Dallemagne menambahkan, "Teroris teradikalisasi di Prancis, pergi ke Suriah untuk berperang dan ketika pulang mereka mendapatkan dukungan logistik di Molenbeek dan jejaring yang mereka butuhkan untuk melancarkan serangan teror, baik di sini di Belgia maupun di luar negeri. Kota ini seperti pangkalan udara untuk kaum jihadis."

Salah satu daya tarik terbesarnya, kata para penyidik, adalah senjata.

Pada masa sebelum 2006 manakala Belgia yang BUMN-nya produsen pistol FN Herstal memasok militer seluruh dunia, negara ini menerapkan pendekatan yang lembut dalam hal kepemilikan senjata.

"Dengan koneksi yang tepat, sangat mudah mendapatkan senjata ilegal di Belgia," kata Nils Duquet, peneliti pada Institut Perdamaian Flemish.

Duquet menyambung, "Para penjahat bisa datang ke sini untuk membeli senjata secara legal. Dan mereka tetap datang karena mereka menemukan jejaring dan orang yang tepat di sini untuk mendapatkan senjata, bahkan setelah 2006."

Senapan serbu Kalashnikov adalah jenis yang digunakan dalam serangan di Paris Januari silam dan serangan Jumat malam pekan lalu, yang kebanyakan berasal dari sisa perang Yugoslavia dan kebanyakan sampai di Eropa barat setelah diselundupkan di belakang mobil, kata dia.

Para penyidik tengah menyelidiki kaitan antara serangan Paris dengan seorang pria dari Montenegro yang ditahan karena mengangkut banyak senjata di Jerman bulan ini, sedangkan para menteri dalam negeri Uni Eropa akan menggelar rapat darurat di Brussels Jumat pekan ini atas permintaan Prancis untuk membahas lagi keprihatinan lama mereka menyangkut lalu lintas senjata.

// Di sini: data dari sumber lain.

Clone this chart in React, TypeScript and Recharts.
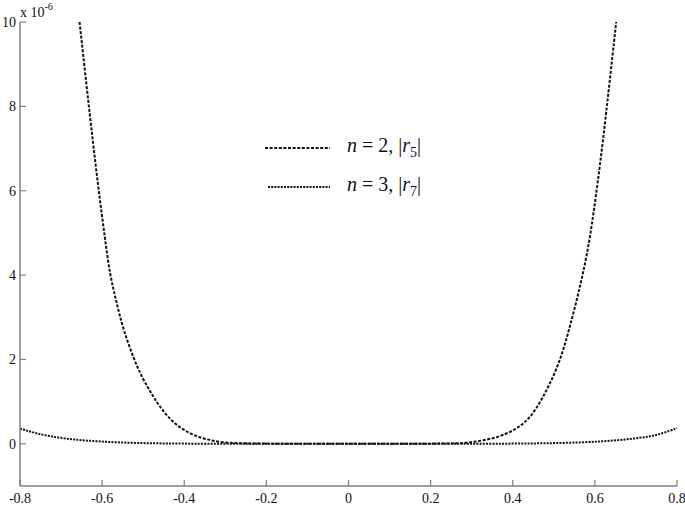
import React from "react";
import { LineChart, Line, XAxis, YAxis, Legend } from "recharts";

// x positions and |r| values (units of 1e-6)
const r5X = [-0.655, -0.638, -0.623, -0.609, -0.593, -0.581, -0.565, -0.549, -0.514, -0.488, -0.463, -0.431, -0.39, -0.35, -0.309, -0.25, -0.1, 0, 0.1, 0.25, 0.288, 0.328, 0.369, 0.41, 0.442, 0.471, 0.511, 0.535, 0.556, 0.572, 0.588, 0.605, 0.62, 0.635, 0.652];
const r5Y = [10, 8.5, 7.2, 6.05, 4.86, 4.0, 3.36, 2.71, 1.78, 1.32, 0.92, 0.53, 0.25, 0.11, 0.03, 0.005, 0, 0, 0, 0.005, 0.02, 0.08, 0.17, 0.35, 0.61, 1.04, 1.83, 2.62, 3.41, 4.07, 4.86, 6.05, 7.2, 8.5, 10];
const r7X = [-0.8, -0.765, -0.729, -0.687, -0.645, -0.565, -0.48, -0.4, -0.3, 0, 0.3, 0.4, 0.48, 0.571, 0.653, 0.69, 0.734, 0.765, 0.8];
const r7Y = [0.36, 0.26, 0.18, 0.12, 0.08, 0.03, 0.012, 0.004, 0.001, 0, 0.001, 0.004, 0.012, 0.03, 0.08, 0.12, 0.17, 0.25, 0.37];

const xTicks = [-0.8, -0.6, -0.4, -0.2, 0, 0.2, 0.4, 0.6, 0.8];
const yTicks = [0, 2, 4, 6, 8, 10];
const xTickLabels = ["-0.8", "-0.6", "-0.4", "-0.2", "0", "0.2", "0.4", "0.6", "0.8"];

const seriesNames = ["n=2, |r5|", "n=3, |r7|"];
const seriesN = ["2", "3"];
const seriesSub = ["5", "7"];

const r5Data = r5X.map((x, i) => ({ x, y: r5Y[i] }));
const r7Data = r7X.map((x, i) => ({ x, y: r7Y[i] }));

const AXIS = "#808080";
const FONT = "'Liberation Serif', 'Times New Roman', serif";
const DASHES = ["3 1.6", "2 1.2"];

const XTick = (props: any) => {
  const { x, y, payload } = props;
  const idx = xTicks.indexOf(payload.value);
  const label = idx >= 0 ? xTickLabels[idx] : String(payload.value);
  return (
    <g>
      <line x1={x} x2={x} y1={y} y2={y - 6} stroke={AXIS} strokeWidth={1.2} />
      <text x={x} y={y + 17} textAnchor="middle" style={{ fontFamily: FONT, fontSize: 14 }} fill="#111">
        {label}
      </text>
    </g>
  );
};

const YTick = (props: any) => {
  const { x, y, payload } = props;
  return (
    <g>
      <line x1={x} x2={x + 6} y1={y} y2={y} stroke={AXIS} strokeWidth={1.2} />
      <text x={x - 4} y={y + 5} textAnchor="end" style={{ fontFamily: FONT, fontSize: 14 }} fill="#111">
        {String(payload.value)}
      </text>
    </g>
  );
};

const LegendContent = () => (
  <div style={{ fontFamily: FONT, fontSize: 20, color: "#111" }}>
    {seriesNames.map((name, i) => (
      <div key={name} style={{ display: "flex", alignItems: "center", height: 39 }}>
        <svg width={70} height={10} style={{ marginLeft: i === 0 ? 0 : 3 }}>
          <line x1={0} x2={i === 0 ? 65 : 62} y1={5} y2={5} stroke="#111" strokeWidth={2} strokeDasharray={DASHES[i]} />
        </svg>
        <span style={{ marginLeft: i === 0 ? 12 : 9, whiteSpace: "nowrap" }}>
          <i>n</i> = {seriesN[i]}, |<i>r</i>
          <sub style={{ fontSize: 14 }}>{seriesSub[i]}</sub>|
        </span>
      </div>
    ))}
  </div>
);

const ExpLabel = (props: any) => {
  const vb = props.viewBox || {};
  const x = vb.x ?? 0;
  const y = vb.y ?? 0;
  return (
    <text x={x + 20} y={y - 5} style={{ fontFamily: FONT, fontSize: 14 }} fill="#111">
      x 10
      <tspan dy={-7} style={{ fontSize: 10 }}>-6</tspan>
    </text>
  );
};

export default function App() {
  return (
    <div style={{ position: "absolute", left: 0, top: 0, width: 685, height: 505, background: "#fff" }}>
      <LineChart width={685} height={505} margin={{ top: 22, right: 8, bottom: 0, left: 0 }}>
        <XAxis
          type="number"
          dataKey="x"
          domain={[-0.8, 0.8]}
          ticks={xTicks}
          allowDataOverflow
          height={19}
          tickSize={0}
          tickMargin={0}
          tickLine={false}
          tick={<XTick />}
          axisLine={{ stroke: AXIS, strokeWidth: 1.5 }}
          interval={0}
        />
        <YAxis
          type="number"
          dataKey="y"
          domain={[-1, 10]}
          ticks={yTicks}
          allowDataOverflow
          width={20}
          tickSize={0}
          tickMargin={0}
          tickLine={false}
          tick={<YTick />}
          axisLine={{ stroke: AXIS, strokeWidth: 1.5 }}
          interval={0}
          label={<ExpLabel />}
        />
        <Legend
          layout="vertical"
          align="center"
          verticalAlign="middle"
          content={<LegendContent />}
          wrapperStyle={{ left: 265, top: 128, width: 220 }}
        />
        <Line
          data={r5Data}
          dataKey="y"
          name={seriesNames[0]}
          type="basis"
          stroke="#111"
          strokeWidth={2}
          strokeDasharray={DASHES[0]}
          dot={false}
          isAnimationActive={false}
        />
        <Line
          data={r7Data}
          dataKey="y"
          name={seriesNames[1]}
          type="basis"
          stroke="#111"
          strokeWidth={2}
          strokeDasharray={DASHES[1]}
          dot={false}
          isAnimationActive={false}
        />
      </LineChart>
    </div>
  );
}
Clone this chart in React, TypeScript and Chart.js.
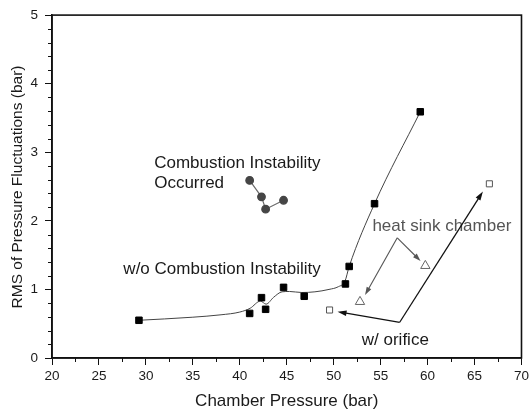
import React, { useEffect, useRef } from "react";
import { Chart, registerables } from "chart.js";

Chart.register(...registerables);

// ---- data ----
const squaresX = [29.26, 41.05, 42.31, 42.75, 44.66, 46.86, 51.25, 51.65, 54.35, 59.22];
const squaresY = [0.55, 0.65, 0.88, 0.71, 1.03, 0.9, 1.08, 1.335, 2.25, 3.59];

const circlesX = [41.05, 42.31, 42.75, 44.66];
const circlesY = [2.59, 2.35, 2.17, 2.3];

const trianglesX = [52.8, 59.76];
const trianglesY = [0.82, 1.345];

const openSquaresX = [49.56, 66.58];
const openSquaresY = [0.7, 2.54];

// smooth fitted curve through the "w/o" data
const fitX = [29.26, 32, 35, 38, 40, 41.1, 42.2, 42.8, 43.6, 44.5, 45.3, 46.6, 48, 49.5, 50.5, 51.2, 51.65, 54.35, 59.22];
const fitY = [0.55, 0.57, 0.595, 0.63, 0.67, 0.725, 0.83, 0.785, 0.885, 0.965, 0.97, 0.955, 0.965, 1.0, 1.04, 1.12, 1.335, 2.25, 3.59];

const xMajorTicks = [20, 25, 30, 35, 40, 45, 50, 55, 60, 65, 70];
const yMajorTicks = [0, 1, 2, 3, 4, 5];
const xMinorStep = 2.5;
const yMinorStep = 0.2;

// annotation texts (data coords of left edge / baseline)
const labelTexts = ["Combustion Instability", "Occurred", "w/o Combustion Instability", "heat sink chamber", "w/ orifice"];
const labelX = [30.88, 30.88, 27.6, 54.12, 52.99];
const labelY = [2.765, 2.475, 1.222, 1.849, 0.184];
const labelColors = ["#1a1a1a", "#1a1a1a", "#1a1a1a", "#555555", "#1a1a1a"];

// arrows: vertex and two tips (data coords)
const heatSinkVertex = [56.77, 1.752];
const heatSinkTips = [[59.25, 1.414], [53.34, 0.918]];
const orificeVertex = [57.03, 0.521];
const orificeTips = [[50.41, 0.676], [65.89, 2.428]];

const FONT = '"Liberation Sans", Arial, sans-serif';

const pts = (xs: number[], ys: number[]) => xs.map((x, i) => ({ x, y: ys[i] }));

function arrow(ctx: CanvasRenderingContext2D, x0: number, y0: number, x1: number, y1: number, color: string, lw: number, hl: number, hw: number) {
  const ang = Math.atan2(y1 - y0, x1 - x0);
  ctx.strokeStyle = color;
  ctx.fillStyle = color;
  ctx.lineWidth = lw;
  ctx.beginPath();
  ctx.moveTo(x0, y0);
  ctx.lineTo(x1 - Math.cos(ang) * hl * 0.8, y1 - Math.sin(ang) * hl * 0.8);
  ctx.stroke();
  ctx.beginPath();
  ctx.moveTo(x1, y1);
  ctx.lineTo(x1 - Math.cos(ang) * hl - Math.sin(ang) * hw, y1 - Math.sin(ang) * hl + Math.cos(ang) * hw);
  ctx.lineTo(x1 - Math.cos(ang) * hl + Math.sin(ang) * hw, y1 - Math.sin(ang) * hl - Math.cos(ang) * hw);
  ctx.closePath();
  ctx.fill();
}

const overlay = {
  id: "overlay",
  afterDraw(chart: any) {
    const { ctx, chartArea: a } = chart;
    const xs = chart.scales.x;
    const ys = chart.scales.y;
    ctx.save();
    // frame
    ctx.strokeStyle = "#111";
    ctx.lineWidth = 1.6;
    ctx.strokeRect(a.left, a.top, a.right - a.left, a.bottom - a.top);
    // minor ticks
    ctx.lineWidth = 1;
    ctx.beginPath();
    for (let v = xMajorTicks[0] + xMinorStep; v < xMajorTicks[xMajorTicks.length - 1]; v += 2 * xMinorStep) {
      const px = Math.round(xs.getPixelForValue(v)) + 0.5;
      ctx.moveTo(px, a.bottom);
      ctx.lineTo(px, a.bottom + 4);
    }
    for (let k = 1; k < 25; k++) {
      if (k % 5 === 0) continue;
      const py = Math.round(ys.getPixelForValue(k * yMinorStep)) + 0.5;
      ctx.moveTo(a.left, py);
      ctx.lineTo(a.left - 4, py);
    }
    ctx.stroke();

    // annotation texts
    ctx.font = "17px " + FONT;
    ctx.textBaseline = "alphabetic";
    ctx.textAlign = "left";
    labelTexts.forEach((t, i) => {
      ctx.fillStyle = labelColors[i];
      ctx.fillText(t, xs.getPixelForValue(labelX[i]), ys.getPixelForValue(labelY[i]));
    });

    // arrows
    const hv = [xs.getPixelForValue(heatSinkVertex[0]), ys.getPixelForValue(heatSinkVertex[1])];
    heatSinkTips.forEach(([tx, ty]) => {
      arrow(ctx, hv[0], hv[1], xs.getPixelForValue(tx), ys.getPixelForValue(ty), "#555", 1.1, 8, 2.6);
    });
    const ov = [xs.getPixelForValue(orificeVertex[0]), ys.getPixelForValue(orificeVertex[1])];
    orificeTips.forEach(([tx, ty]) => {
      arrow(ctx, ov[0], ov[1], xs.getPixelForValue(tx), ys.getPixelForValue(ty), "#111", 1.3, 9, 2.8);
    });

    // axis titles
    ctx.fillStyle = "#1a1a1a";
    ctx.font = "17px " + FONT;
    ctx.textAlign = "center";
    ctx.fillText("Chamber Pressure (bar)", (a.left + a.right) / 2, 406);
    ctx.save();
    ctx.translate(21.5, 187);
    ctx.rotate(-Math.PI / 2);
    ctx.font = "15.5px " + FONT;
    ctx.fillText("RMS of Pressure Fluctuations (bar)", 0, 0);
    ctx.restore();
    ctx.restore();
  },
};

export default function App() {
  const ref = useRef<HTMLCanvasElement | null>(null);
  useEffect(() => {
    if (!ref.current) return;
    const chart = new Chart(ref.current, {
      type: "scatter",
      data: {
        datasets: [
          {
            label: "w/o",
            data: pts(squaresX, squaresY),
            pointStyle: "rect",
            pointRadius: 4.6,
            backgroundColor: "#000",
            borderColor: "#000",
            borderWidth: 1,
            showLine: false,
          },
          {
            label: "instability",
            data: pts(circlesX, circlesY),
            pointStyle: "circle",
            pointRadius: 3.8,
            backgroundColor: "#454545",
            pointBorderColor: "#454545",
            borderColor: "#6a6a6a",
            borderWidth: 1.2,
            showLine: true,
          },
          {
            label: "heat sink",
            data: pts(trianglesX, trianglesY),
            pointStyle: "triangle",
            pointRadius: 5.4,
            backgroundColor: "#fff",
            borderColor: "#666",
            borderWidth: 1,
            showLine: false,
          },
          {
            label: "orifice",
            data: pts(openSquaresX, openSquaresY),
            pointStyle: "rect",
            pointRadius: 4.3,
            backgroundColor: "#fff",
            borderColor: "#555",
            borderWidth: 1,
            showLine: false,
          },
          {
            label: "fit",
            data: pts(fitX, fitY),
            pointRadius: 0,
            borderColor: "#444",
            borderWidth: 1,
            showLine: true,
            cubicInterpolationMode: "monotone",
          },
        ],
      },
      options: {
        responsive: false,
        animation: false,
        layout: { padding: { left: 0, top: 12, right: 9, bottom: 0 } },
        plugins: { legend: { display: false }, tooltip: { enabled: false } },
        scales: {
          x: {
            type: "linear",
            min: 20,
            max: 70,
            afterBuildTicks: (s: any) => {
              s.ticks = xMajorTicks.map((v) => ({ value: v }));
            },
            afterFit: (s: any) => {
              s.height = 56;
            },
            ticks: { color: "#1a1a1a", font: { family: FONT, size: 13.5 }, padding: 3 },
            grid: { drawOnChartArea: false, drawTicks: true, tickLength: 7, color: "#111", lineWidth: 1 },
            border: { display: true, color: "#111", width: 1.6 },
          },
          y: {
            type: "linear",
            min: 0,
            max: 5,
            afterBuildTicks: (s: any) => {
              s.ticks = yMajorTicks.map((v) => ({ value: v }));
            },
            afterFit: (s: any) => {
              s.width = 52;
            },
            ticks: { color: "#1a1a1a", font: { family: FONT, size: 13.5 }, padding: 7 },
            grid: { drawOnChartArea: false, drawTicks: true, tickLength: 7, color: "#111", lineWidth: 1 },
            border: { display: true, color: "#111", width: 1.6 },
          },
        },
      },
      plugins: [overlay],
    } as any);
    return () => chart.destroy();
  }, []);
  return (
    <div style={{ position: "absolute", left: 0, top: 0, width: 532, height: 414, background: "#fff" }}>
      <canvas ref={ref} width={532} height={414} style={{ display: "block" }} />
    </div>
  );
}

Namun, seperti halnya kurang berkoordinasinya antar 28 anggota Uni Eropa yang dianggap sebagai penyebab menjamurnya perdagangan senjata di sekitar perbatasan mereka yang terbuka, bentuk ekstrem pemerintahan terdesentralisasi Belgia telah menyulitkan pemberantasan perdagangan senjata di negeri sekecil Belgia.

"Di Belgia, ada masalah pada manajemen data. Tak ada yang tahu berapa banyak senjata ilegal yang berada di Belgia," kata Duquet.